Today, EDRi and its members have published an analysis of what the reform entails for fundamental rights and democracy as well as a set of recommendations addressed at EU legislators, the European Parliament and the Council.
The shady origins of the reform
Europol was set up in 1998 to facilitate the cooperation between police forces in Europe and became a fully-fledged EU agency in 2009. It has no executive powers, which means that Europol’s staff are not entitled to arrest anyone or take initiatives on its own. All its operations must be directed to solely support Member States’ law enforcement authorities, mostly by serving as a centre for the exchange of data, intelligence and for providing expertise.

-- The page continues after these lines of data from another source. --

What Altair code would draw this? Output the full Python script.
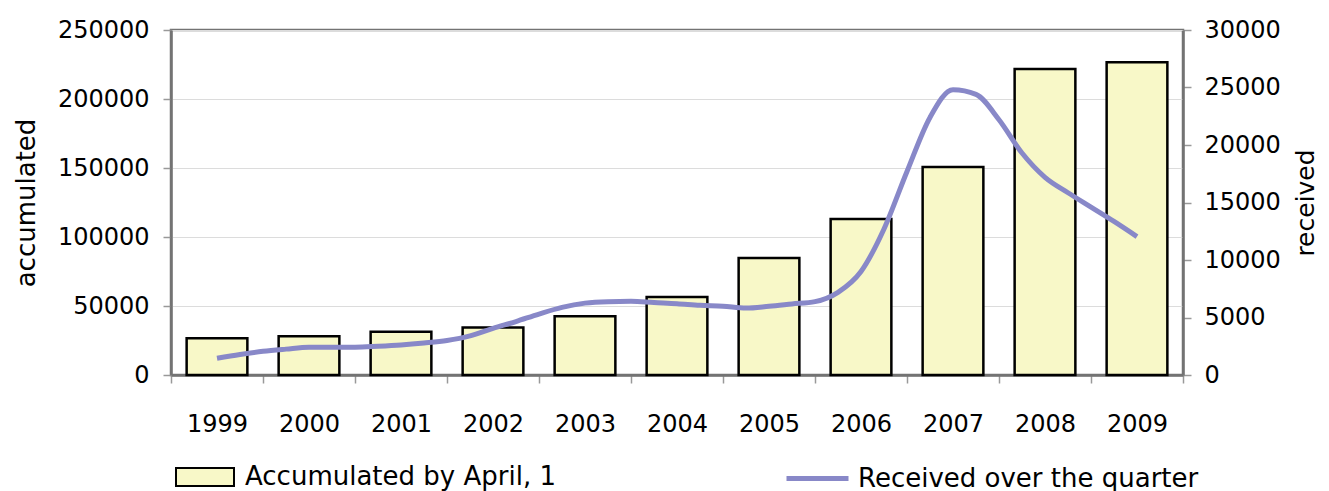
import altair as alt
import pandas as pd

years = ["1999", "2000", "2001", "2002", "2003", "2004", "2005", "2006", "2007", "2008", "2009"]
accumulated = [26600, 28000, 31400, 34500, 42500, 56500, 84800, 113000, 150700, 221700, 226600]

# quarterly values received (first quarter of 1999 .. first quarter of 2009)
received = [1450, 1780, 2060, 2250, 2410, 2420, 2420, 2500, 2610, 2780,
            3000, 3400, 4050, 4650, 5300, 5880, 6250, 6380, 6410, 6300,
            6200, 6060, 5980, 5820, 5980, 6180, 6380, 7190, 9000, 12700,
            17700, 22400, 24800, 24400, 22200, 19300, 17190, 15850, 14600, 13350,
            12030]
quarter_pos = [1999 + i / 4 for i in range(len(received))]

bar_label = "Accumulated by April, 1"
line_label = "Received over the quarter"

bars_df = pd.DataFrame({"year": years, "accumulated": accumulated})
line_df = pd.DataFrame({"t": quarter_pos, "received": received})

FONT = "DejaVu Sans"
GRAY = "#737373"

bars = alt.Chart(bars_df).mark_bar(
    width=alt.RelativeBandSize(0.66), stroke="black", strokeWidth=2.5
).encode(
    x=alt.X("year:O", sort=years,
            scale=alt.Scale(paddingInner=0, paddingOuter=0),
            axis=alt.Axis(title=None, labelAngle=0, tickBand="extent", tickSize=8,
                          labelPadding=29, labelFontSize=24, domainColor=GRAY,
                          domainWidth=2.5, tickColor="#999999", tickWidth=1.5)),
    y=alt.Y("accumulated:Q",
            scale=alt.Scale(domain=[0, 250000], nice=False),
            axis=alt.Axis(title="accumulated", orient="left",
                          values=[0, 50000, 100000, 150000, 200000, 250000],
                          format="d", grid=True, gridColor="#dcdcdc", gridWidth=1,
                          tickSize=8, labelPadding=14, labelFontSize=24,
                          titleFontSize=26, titlePadding=18,
                          domainColor=GRAY, domainWidth=2.5, tickColor="#999999", tickWidth=1.5)),
    fill=alt.Fill("lbl:N", scale=alt.Scale(domain=[bar_label], range=["#f8f8c8"]),
                  legend=alt.Legend(title=None, orient="none", legendX=13, legendY=426,
                                    symbolType="M-1.45,-0.45H1.45V0.45H-1.45Z",
                                    symbolSize=1600, symbolStrokeColor="black",
                                    symbolStrokeWidth=2, labelOffset=19,
                                    labelFontSize=26, labelLimit=0, padding=0)),
).transform_calculate(lbl=f"'{bar_label}'")

line = alt.Chart(line_df).mark_line(interpolate="monotone", strokeWidth=5).encode(
    x=alt.X("t:Q", scale=alt.Scale(domain=[1998.5, 2009.5], nice=False, zero=False), axis=None),
    y=alt.Y("received:Q",
            scale=alt.Scale(domain=[0, 30000], nice=False),
            axis=alt.Axis(title="received", orient="right",
                          values=[0, 5000, 10000, 15000, 20000, 25000, 30000],
                          format="d", grid=False, tickSize=8, labelPadding=13,
                          labelFontSize=24, titleFontSize=25, titlePadding=13,
                          titleAngle=270, titleBaseline="top", domainColor=GRAY,
                          domainWidth=2.5, tickColor="#999999", tickWidth=1.5)),
    stroke=alt.Stroke("lbl:N", scale=alt.Scale(domain=[line_label], range=["#8888c8"]),
                      legend=alt.Legend(title=None, orient="none", legendX=624, legendY=426,
                                        symbolType="M-1.55,0H1.55",
                                        symbolSize=1600, symbolStrokeWidth=5,
                                        labelOffset=18, labelFontSize=26, labelLimit=0,
                                        padding=0)),
).transform_calculate(lbl=f"'{line_label}'")

chart = alt.layer(bars, line).resolve_scale(
    x="independent", y="independent", fill="independent", stroke="independent"
).properties(
    width=1012, height=345,
    padding={"left": 5, "top": 10, "right": 0, "bottom": 0},
).configure(
    font=FONT,
).configure_axis(
    labelFont=FONT, titleFont=FONT, labelColor="black", titleColor="black",
    titleFontWeight="normal",
).configure_legend(
    labelFont=FONT, labelColor="black",
).configure_view(
    stroke=GRAY, strokeWidth=2.5,
)

chart.save("out.html", embed_options={"renderer": "svg", "actions": False})
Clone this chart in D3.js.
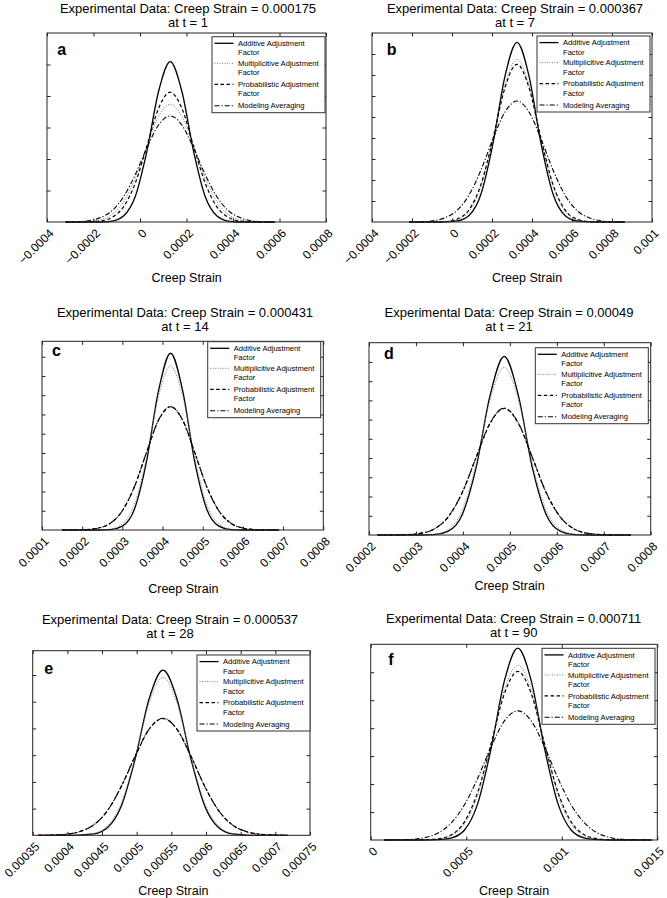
<!DOCTYPE html>
<html>
<head>
<meta charset="utf-8">
<script src="https://cdn.jsdelivr.net/npm/d3@7"></script>
<style>
  body { margin: 0; background: #fff; }
  svg { display: block; }
  text { font-family: "Liberation Sans", Arial, Helvetica, sans-serif; fill: #000; }
</style>
</head>
<body>
<svg id="chart" width="667" height="898"></svg>
<script>
// ---------------- DATA ----------------
const panelLetters = ["a", "b", "c", "d", "e", "f"];
const experimentalStrain = ["0.000175", "0.000367", "0.000431", "0.00049", "0.000537", "0.000711"];
const times = [1, 7, 14, 21, 28, 90];
const seriesNames = [
  ["Additive Adjustment", "Factor"],
  ["Multiplicitive Adjustment", "Factor"],
  ["Probabilistic Adjustment", "Factor"],
  ["Modeling Averaging"]
];
const xLabel = "Creep Strain";

// x-axis domains and tick values
const xDomains = [[-0.0004, 0.0008], [-0.0004, 0.001], [0.0001, 0.0008], [0.0002, 0.0008], [0.00035, 0.00075], [0, 0.0015]];
const xTicksA = [-0.0004, -0.0002, 0, 0.0002, 0.0004, 0.0006, 0.0008];
const xTicksB = [-0.0004, -0.0002, 0, 0.0002, 0.0004, 0.0006, 0.0008, 0.001];
const xTicksC = [0.0001, 0.0002, 0.0003, 0.0004, 0.0005, 0.0006, 0.0007, 0.0008];
const xTicksD = [0.0002, 0.0003, 0.0004, 0.0005, 0.0006, 0.0007, 0.0008];
const xTicksE = [0.00035, 0.0004, 0.00045, 0.0005, 0.00055, 0.0006, 0.00065, 0.0007, 0.00075];
const xTicksF = [0, 0.0005, 0.001, 0.0015];
// y axis (unlabelled ticks, in tick units)
const yTops = [6, 9, 9.8, 10, 6.91, 7];
const yTicksA = [1, 2, 3, 4, 5];
const yTicksB = [1, 2, 3, 4, 5, 6, 7, 8];
const yTicksC = [1, 2, 3, 4, 5, 6, 7, 8, 9];
const yTicksD = [1, 2, 3, 4, 5, 6, 7, 8, 9];
const yTicksE = [1, 2, 3, 4, 5, 6];
const yTicksF = [1, 2, 3, 4, 5, 6];

// Panel a
const xA = [-0.00032, -0.00027, -0.00022, -0.00017, -0.00012, -0.00007, -0.00002, 0.00003, 0.00008, 0.00013, 0.00018, 0.00023, 0.00028, 0.00033, 0.00038, 0.00043, 0.00048, 0.00053, 0.00058];
const additiveA = [0, 0, 0, 0, 0.03, 0.2, 0.82, 2.26, 4.15, 5.09, 4.15, 2.26, 0.82, 0.2, 0.03, 0, 0, 0, 0];
const multiplicitiveA = [0, 0, 0.02, 0.07, 0.24, 0.65, 1.39, 2.41, 3.35, 3.74, 3.35, 2.41, 1.39, 0.65, 0.24, 0.07, 0.02, 0, 0];
const probabilisticA = [0, 0, 0.01, 0.03, 0.15, 0.49, 1.24, 2.42, 3.61, 4.12, 3.61, 2.42, 1.24, 0.49, 0.15, 0.03, 0.01, 0, 0];
const averagingA = [0, 0.01, 0.04, 0.14, 0.36, 0.81, 1.51, 2.36, 3.08, 3.37, 3.08, 2.36, 1.51, 0.81, 0.36, 0.14, 0.04, 0.01, 0];

// Panel b
const xB = [-0.000215, -0.000155, -0.000095, -0.000035, 0.000025, 0.000085, 0.000145, 0.000205, 0.000265, 0.000325, 0.000385, 0.000445, 0.000505, 0.000565, 0.000625, 0.000685, 0.000745, 0.000805, 0.000865];
const additiveB = [0, 0, 0, 0.01, 0.05, 0.31, 1.33, 3.74, 6.95, 8.55, 6.95, 3.74, 1.33, 0.31, 0.05, 0.01, 0, 0, 0];
const multiplicitiveB = [0, 0, 0, 0.02, 0.11, 0.51, 1.69, 3.93, 6.53, 7.74, 6.53, 3.93, 1.69, 0.51, 0.11, 0.02, 0, 0, 0];
const probabilisticB = [0, 0, 0, 0.02, 0.14, 0.58, 1.79, 3.97, 6.4, 7.51, 6.4, 3.97, 1.79, 0.58, 0.14, 0.02, 0, 0, 0];
const averagingB = [0, 0.01, 0.06, 0.2, 0.55, 1.28, 2.48, 3.96, 5.24, 5.76, 5.24, 3.96, 2.48, 1.28, 0.55, 0.2, 0.06, 0.01, 0];

// Panel c
const xC = [0.00015, 0.00018, 0.00021, 0.00024, 0.00027, 0.0003, 0.00033, 0.00036, 0.00039, 0.00042, 0.00045, 0.00048, 0.00051, 0.00054, 0.00057, 0.0006, 0.00063, 0.00066, 0.00069];
const additiveC = [0, 0, 0, 0, 0.02, 0.2, 1.08, 3.55, 7.24, 9.18, 7.24, 3.55, 1.08, 0.2, 0.02, 0, 0, 0, 0];
const multiplicitiveC = [0, 0, 0, 0.01, 0.05, 0.32, 1.34, 3.75, 6.94, 8.52, 6.94, 3.75, 1.34, 0.32, 0.05, 0.01, 0, 0, 0];
const probabilisticC = [0, 0, 0.02, 0.1, 0.35, 1.0, 2.25, 4.02, 5.7, 6.4, 5.7, 4.02, 2.25, 1.0, 0.35, 0.1, 0.02, 0, 0];
const averagingC = [0, 0, 0.02, 0.1, 0.35, 1.0, 2.25, 4.03, 5.71, 6.41, 5.71, 4.03, 2.25, 1.0, 0.35, 0.1, 0.02, 0, 0];

// Panel d
const xD = [0.000218, 0.000248, 0.000278, 0.000308, 0.000338, 0.000368, 0.000398, 0.000428, 0.000458, 0.000488, 0.000518, 0.000548, 0.000578, 0.000608, 0.000638, 0.000668, 0.000698, 0.000728, 0.000758];
const additiveD = [0, 0, 0, 0, 0.02, 0.19, 1.03, 3.49, 7.27, 9.29, 7.27, 3.49, 1.03, 0.19, 0.02, 0, 0, 0, 0];
const multiplicitiveD = [0, 0, 0, 0, 0.04, 0.28, 1.25, 3.68, 7.03, 8.72, 7.03, 3.68, 1.25, 0.28, 0.04, 0, 0, 0, 0];
const probabilisticD = [0, 0, 0.02, 0.08, 0.3, 0.92, 2.17, 4.02, 5.81, 6.58, 5.81, 4.02, 2.17, 0.92, 0.3, 0.08, 0.02, 0, 0];
const averagingD = [0, 0, 0.02, 0.08, 0.3, 0.92, 2.18, 4.03, 5.83, 6.6, 5.83, 4.03, 2.18, 0.92, 0.3, 0.08, 0.02, 0, 0];

// Panel e
const xE = [0.000358, 0.000378, 0.000398, 0.000418, 0.000438, 0.000458, 0.000478, 0.000498, 0.000518, 0.000538, 0.000558, 0.000578, 0.000598, 0.000618, 0.000638, 0.000658, 0.000678, 0.000698, 0.000718];
const additiveE = [0, 0, 0, 0.01, 0.05, 0.29, 1.11, 2.88, 5.11, 6.18, 5.11, 2.88, 1.11, 0.29, 0.05, 0.01, 0, 0, 0];
const multiplicitiveE = [0, 0, 0, 0.01, 0.07, 0.36, 1.22, 2.93, 4.96, 5.91, 4.96, 2.93, 1.22, 0.36, 0.07, 0.01, 0, 0, 0];
const probabilisticE = [0, 0.01, 0.04, 0.14, 0.39, 0.93, 1.84, 2.97, 3.97, 4.37, 3.97, 2.97, 1.84, 0.93, 0.39, 0.14, 0.04, 0.01, 0];
const averagingE = [0, 0.01, 0.04, 0.14, 0.39, 0.93, 1.84, 2.98, 3.98, 4.38, 3.98, 2.98, 1.84, 0.93, 0.39, 0.14, 0.04, 0.01, 0];

// Panel f
const xF = [0.00007, 0.00014, 0.00021, 0.00028, 0.00035, 0.00042, 0.00049, 0.00056, 0.00063, 0.0007, 0.00077, 0.00084, 0.00091, 0.00098, 0.00105, 0.00112, 0.00119, 0.00126, 0.00133, 0.0014, 0.00147];
const additiveF = [0, 0, 0, 0, 0.01, 0.07, 0.35, 1.3, 3.27, 5.7, 6.86, 5.7, 3.27, 1.3, 0.35, 0.07, 0.01, 0, 0, 0, 0];
const multiplicitiveF = [0, 0, 0, 0, 0.03, 0.15, 0.57, 1.62, 3.43, 5.38, 6.25, 5.38, 3.43, 1.62, 0.57, 0.15, 0.03, 0, 0, 0, 0];
const probabilisticF = [0, 0, 0, 0.01, 0.04, 0.18, 0.64, 1.71, 3.44, 5.24, 6.03, 5.24, 3.44, 1.71, 0.64, 0.18, 0.04, 0.01, 0, 0, 0];
const averagingF = [0, 0.01, 0.02, 0.08, 0.24, 0.6, 1.25, 2.21, 3.33, 4.26, 4.62, 4.26, 3.33, 2.21, 1.25, 0.6, 0.24, 0.08, 0.02, 0.01, 0];

// ---------------- ASSEMBLY ----------------
const xGrids = [xA, xB, xC, xD, xE, xF];
const seriesByPanel = [
  [additiveA, multiplicitiveA, probabilisticA, averagingA],
  [additiveB, multiplicitiveB, probabilisticB, averagingB],
  [additiveC, multiplicitiveC, probabilisticC, averagingC],
  [additiveD, multiplicitiveD, probabilisticD, averagingD],
  [additiveE, multiplicitiveE, probabilisticE, averagingE],
  [additiveF, multiplicitiveF, probabilisticF, averagingF]
];
const xTicksAll = [xTicksA, xTicksB, xTicksC, xTicksD, xTicksE, xTicksF];
const yTicksAll = [yTicksA, yTicksB, yTicksC, yTicksD, yTicksE, yTicksF];

// ---------------- LAYOUT / STYLE ----------------
const layout = [
  {l: 47,    r: 326,   t: 33,    b: 222,   tx: 188,   ty: 12.7,  xl: 186.7, xly: 282, lgR: -1,   lgT: 3.7, ldx: 10.3, ldy: 22.3},
  {l: 372,   r: 652,   t: 33,    b: 222,   tx: 515,   ty: 12.7,  xl: 527,   xly: 282, lgR: -2,   lgT: 3,   ldx: 14.7, ldy: 22.3},
  {l: 42,    r: 323.3, t: 341.3, b: 530,   tx: 185,   ty: 316.7, xl: 183.3, xly: 593, lgR: -2.6, lgT: 0.4, ldx: 10,   ldy: 14.7},
  {l: 369,   r: 650.7, t: 342.7, b: 535,   tx: 509,   ty: 317.3, xl: 509.5, xly: 590, lgR: -2.4, lgT: 5,   ldx: 15,   ldy: 16.6},
  {l: 32.7,  r: 310,   t: 650.7, b: 835.3, tx: 170,   ty: 624.3, xl: 173.3, xly: 895, lgR: 0,    lgT: 4.3, ldx: 11.6, ldy: 23.3},
  {l: 370.7, r: 657.3, t: 644.3, b: 840,   tx: 513.7, ty: 623,   xl: 514,   xly: 895, lgR: -2.3, lgT: 4,   ldx: 17.6, ldy: 20.7}
];
const styles = [
  {stroke: "#000", width: 1.3, dash: null},
  {stroke: "#777", width: 1.0, dash: "1,1.5"},
  {stroke: "#000", width: 1.2, dash: "3.5,2.5"},
  {stroke: "#000", width: 1.1, dash: "5,2,1.2,2"}
];

const svg = d3.select("#chart");
const fmt = d => d3.format("~g")(d);
const tickLen = 3.5;

layout.forEach((L, i) => {
  const g = svg.append("g");
  const x = d3.scaleLinear().domain(xDomains[i]).range([L.l, L.r]);
  const y = d3.scaleLinear().domain([0, yTops[i]]).range([L.b, L.t]);

  // title
  g.append("text").attr("x", L.tx).attr("y", L.ty).attr("text-anchor", "middle")
    .style("font-size", "13px").text("Experimental Data: Creep Strain = " + experimentalStrain[i]);
  g.append("text").attr("x", L.tx).attr("y", L.ty + 14).attr("text-anchor", "middle")
    .style("font-size", "13px").text("at t = " + times[i]);

  // curves
  const line = d3.line().x(d => x(d[0])).y(d => y(d[1])).curve(d3.curveMonotoneX);
  seriesByPanel[i].forEach((vals, s) => {
    const pts = xGrids[i].map((xv, k) => [xv, vals[k]]);
    g.append("path").attr("d", line(pts)).attr("fill", "none")
      .attr("stroke", styles[s].stroke).attr("stroke-width", styles[s].width)
      .attr("stroke-dasharray", styles[s].dash);
  });

  // axes (inward ticks on all four sides)
  const bottom = g.append("g").attr("transform", `translate(0,${L.b})`)
    .call(d3.axisBottom(x).tickValues(xTicksAll[i]).tickSize(-tickLen).tickSizeOuter(0).tickFormat(fmt));
  bottom.select(".domain").remove();
  bottom.selectAll("line").attr("stroke", "#222");
  bottom.selectAll("text")
    .attr("x", 0).attr("y", 0).attr("dy", "0.35em")
    .attr("text-anchor", "end")
    .attr("transform", "translate(4,9) rotate(-45)")
    .style("font-size", "12px").attr("font-family", null);

  const top = g.append("g").attr("transform", `translate(0,${L.t})`)
    .call(d3.axisTop(x).tickValues(xTicksAll[i]).tickSize(-tickLen).tickSizeOuter(0).tickFormat(""));
  top.select(".domain").remove();
  top.selectAll("line").attr("stroke", "#222");

  const left = g.append("g").attr("transform", `translate(${L.l},0)`)
    .call(d3.axisLeft(y).tickValues(yTicksAll[i]).tickSize(-tickLen).tickSizeOuter(0).tickFormat(""));
  left.select(".domain").remove();
  left.selectAll("line").attr("stroke", "#222");
  const right = g.append("g").attr("transform", `translate(${L.r},0)`)
    .call(d3.axisRight(y).tickValues(yTicksAll[i]).tickSize(-tickLen).tickSizeOuter(0).tickFormat(""));
  right.select(".domain").remove();
  right.selectAll("line").attr("stroke", "#222");

  // box
  g.append("rect").attr("x", L.l).attr("y", L.t).attr("width", L.r - L.l).attr("height", L.b - L.t)
    .attr("fill", "none").attr("stroke", "#222").attr("stroke-width", 1);

  // x label
  g.append("text").attr("x", L.xl).attr("y", L.xly).attr("text-anchor", "middle")
    .style("font-size", "12.5px").text(xLabel);

  // panel letter
  g.append("text").attr("x", L.l + L.ldx).attr("y", L.t + L.ldy)
    .style("font-size", "16px").style("font-weight", "bold").text(panelLetters[i]);

  // legend
  const lw = 113, lh = 76;
  const lx = L.r + L.lgR - lw, ly = L.t + L.lgT;
  const lg = g.append("g").attr("transform", `translate(${lx},${ly})`);
  lg.append("rect").attr("width", lw).attr("height", lh).attr("fill", "#fff")
    .attr("stroke", "#333").attr("stroke-width", 1);
  const rowY = [6.6, 26.6, 47.6, 69];
  seriesNames.forEach((name, s) => {
    lg.append("line").attr("x1", 2.5).attr("x2", 21.5).attr("y1", rowY[s]).attr("y2", rowY[s])
      .attr("stroke", styles[s].stroke).attr("stroke-width", styles[s].width)
      .attr("stroke-dasharray", styles[s].dash);
    name.forEach((t, j) => {
      lg.append("text").attr("x", 26).attr("y", rowY[s] + 2.7 + j * 9.4)
        .style("font-size", "7.6px").text(t);
    });
  });
});
</script>
</body>
</html>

In April 2019, Europol informed the EDPS of “serious compliance issues” concerning its data practices and invited the European Data Protection Supervisor (EDPS), which ensures EU institutions respect data protection rules, to look deeper into the matter. A year later, the EDPS released the results of its investigation, warning that Europol was processing personal data which mainly referred to individuals not linked in any capacity to any criminal activity and therefore, data categories that go far beyond what Europol is allowed to process and store under its current mandate.
These findings motivated the Commission to fix this “structural legal problem” as Europol complained that these legal limitations were affecting its operational capabilities and thus its support to certain criminal investigations that involved the “analysis of large and complex datasets”. The Member States avidly backed the idea calling for “any possible action [to] be taken to minimise the impact of the EDPS decision”. As a result, the Commission proposed new provisions that would simply allow Europol to “exceptionally” circumvent its own rules on data processing as well as a series of other measures expanding the agency’s operational powers.
The rationale and timing of the Commission’s proposal are equally problematic. Europol was caught breaking the law and developing new initiatives without any proper legal basis (e.g. Europol’s innovation lab). Many proposed changes to Europol’s mandate show an attempt to legalise the agency’s unlawful activities. In addition, this revision is happening even before the first implementation evaluation of Europol’s Regulation, planned for 2022, has been carried out. Without this evaluation, it is impossible to assess whether the current rules impede the fulfilment of the Agency’s missions and whether its working practices respect fundamental rights.
Stronger operational powers, featherweight oversight
The main problem of the proposal, besides legalising what has been unlawful until now for good reasons, is that it significantly expands Europol’s operational capacities without the corresponding reinforcement of oversight mechanisms. In every area of the reform, the Agency is given greater capacity to take initiatives and its own decisions without being accountable for it. Some of these measures dangerously flirt with the limits of its competencies as defined by the EU treaties. For example, Europol would be allowed to directly approach private parties with information requests, thus bypassing the necessary judicial review that would generally be required to check the legality of such requests. Its operational powers would also be extended beyond what is permitted when entering data into the SIS, setting the conditions for the arrest of concerned third-country nationals. Europol does not have the mandate to make such a decision because it is not a law enforcement authority.
The proposed strengthening of Europol’s mandate won’t improve the democratic deficit the Agency is suffering from nowadays. It took months for Members of the European Parliament, who are members of the Joint Parliamentary Scrutiny Group, to realise that Europol is using the software of the US big data analytics firm Palantir -a company which has been involved in data scandals; and criticised for its assistance of the US Immigration and Customs Enforcement- for “the operational analysis of all counter-terrorism related data“ –. MEPs are forced to pro-actively request this type of information as their scrutiny abilities do not include the review of Europol’s daily investigative techniques and how they function. Moreover, the fact that the Agency itself had to take the initiative to raise the issue of its unlawful data processing activities highlights the weak capacity of its watchdogs – the EDPS and the JPSG – to effectively oversee its day-to-day work.
Shaping future policing practices and strategies in Europe
A future role foreseen for Europol is to support the Commission in identifying research priorities in the field of law enforcement and security and to carry out “research and innovation” projects by training, testing and developing algorithms with operational data stored in its own databases.
The selection of law enforcement-related research projects to be funded by the EU has the potential to dramatically affect future policing practices with severe consequences on the lives and rights of persons subject to them. The risks are manifold: the projects’ outcomes could lead to the deployment of unlawful biometric mass surveillance systems or to the use of ‘predictive’ algorithmic systems by national and local police officers that codify racialised assumptions and other systematic discrimination and violence. Similarly, the algorithms trained by Europol will likely perpetuate pre-existing police biases and thus, social inequalities as the Agency would use its operational data that it has hoovered up from the Member States and third countries, carrying the legacy of their discriminatory policing practices.
EDRi will closely follow the development of the reform in the upcoming period and work to ensure that Europol can fulfil its missions without overstepping legal boundaries, violating rights or enabling collective harms.